Early Life and Education
Frances Clarke Sayers was born in Topeka, Kansas, and she later grew up in Galveston, Texas, where the textures of her childhood became a lasting source of inspiration for her writing. As a young reader, she developed an early devotion to storytelling and shaped her aspirations after discovering ideas about serving children through the New York Public Library. She attended the University of Texas at Austin, then left after two years to pursue training at the Carnegie Library School in Pittsburgh.
After completing her library education, she entered the profession with a clear orientation toward bringing books to children wherever they were, aligning her training with the practical, child-centered ideals she had come to value. Her early career decision-making repeatedly emphasized both professional standards and a belief that children’s literature deserved sustained intellectual and aesthetic respect.
Career
Frances Clarke Sayers began her librarianship career when she was invited to join the New York Public Library, where she worked under Anne Carroll Moore in the Department of Work with Children. In this early phase, she helped advance the practical work of child-centered service and deepened her commitment to careful literary selection. Her professional formation during these years set the pattern for her later blend of administration, teaching, authorship, and public speaking.

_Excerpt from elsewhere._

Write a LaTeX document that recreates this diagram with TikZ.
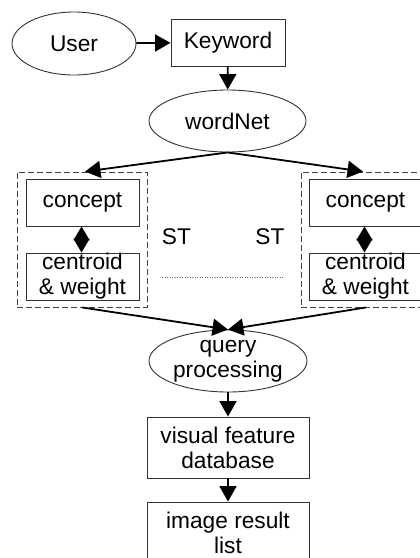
\documentclass[tikz,border=0pt]{standalone}
\usepackage{fontspec}
\setmainfont{Liberation Sans}
\usetikzlibrary{shapes.geometric,arrows.meta}
\begin{document}
\begin{tikzpicture}[x=1pt,y=-1pt,
  every node/.style={font=\fontsize{22.7}{25}\selectfont, inner sep=0pt, align=center},
  ell/.style={ellipse, draw=black!80, line width=0.9pt},
  box/.style={rectangle, draw=black!80, line width=0.9pt},
  grp/.style={rectangle, draw=black!75, line width=0.9pt, dash pattern=on 6pt off 3pt},
  arr/.style={line width=1.8pt, -{Triangle[length=15.5pt,width=17pt]}},
  darr/.style={line width=1.8pt, {Triangle[length=14pt,width=16pt]}-{Triangle[length=14pt,width=16pt]}},
  lbl/.style={}
]
\useasboundingbox (0,0) rectangle (420,558);
\clip (0,0) rectangle (420,558);
% nodes
\node[ell, minimum width=124pt, minimum height=63pt] (user) at (74,43.5) {User};
\node[box, minimum width=114pt, minimum height=47pt] (key) at (228,42.5) {Keyword};
\node[ell, minimum width=157pt, minimum height=62pt] (wn) at (227.5,121) {wordNet};
% left group
\node[grp, minimum width=130pt, minimum height=135pt] (dl) at (82,239.5) {};
\node[box, minimum width=113pt, minimum height=47pt] (cl) at (82.5,202.5) {concept};
\node[box, minimum width=113pt, minimum height=47pt] (wl) at (82.5,276.5) {centroid\\\& weight};
% right group
\node[grp, minimum width=130pt, minimum height=135pt] (dr) at (366,239.5) {};
\node[box, minimum width=113pt, minimum height=47pt] (cr) at (365.5,202.5) {concept};
\node[box, minimum width=113pt, minimum height=47pt] (wr) at (365.5,276.5) {centroid\\\& weight};
% ST labels and dotted line
\node[lbl] (st1) at (176.5,237) {ST};
\node[lbl] (st2) at (270,237) {ST};
\coordinate (d1) at (162,277);
\coordinate (d2) at (283,277);
\draw[black!60, line width=0.8pt, dash pattern=on 1pt off 1.5pt] (d1) -- (d2);
% lower chain
\node[ell, minimum width=158pt, minimum height=62pt] (qp) at (228,361) {query\\processing};
\node[box, minimum width=162pt, minimum height=61pt] (vf) at (228,447.5) {visual feature\\database};
\node[box, minimum width=162pt, minimum height=61pt] (ir) at (228,532.5) {image result\\list};
% connectors
\draw[arr] (user) -- (key);
\draw[arr] (key) -- (wn);
\draw[arr] (wn.south) -- ([xshift=3pt]dl.north);
\draw[arr] (wn.south) -- ([xshift=-3pt]dr.north);
\draw[darr] ([xshift=-1pt]cl.south) -- ([xshift=-1pt]wl.north);
\draw[darr] ([xshift=-1pt]cr.south) -- ([xshift=-1pt]wr.north);
\draw[arr] (dl.south) -- (qp.north);
\draw[arr] (dr.south) -- (qp.north);
\draw[arr] (qp) -- (vf);
\draw[arr] (vf) -- (ir);
\end{tikzpicture}
\end{document}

In the years that followed, Sayers remained dedicated to children’s library service while expanding her involvement across the broader professional community. She moved into lecturing and writing as additional vehicles for influencing the field beyond the walls of any single institution. Even when her base shifted geographically, she continued to treat children’s literature as an area requiring both expertise and a distinctive kind of cultural advocacy.
After the Great Depression disrupted the family bookstore business in Chicago, Sayers returned to California and redirected her efforts toward writing for young readers. Her children’s books drew on sensory memory and the lived feel of childhood, reflecting her Texas upbringing and her sustained attention to the emotional and imaginative needs of children. This period also strengthened her view that children’s literature could capture more than plot: it could preserve a world’s voice, rhythm, and moral sensibility.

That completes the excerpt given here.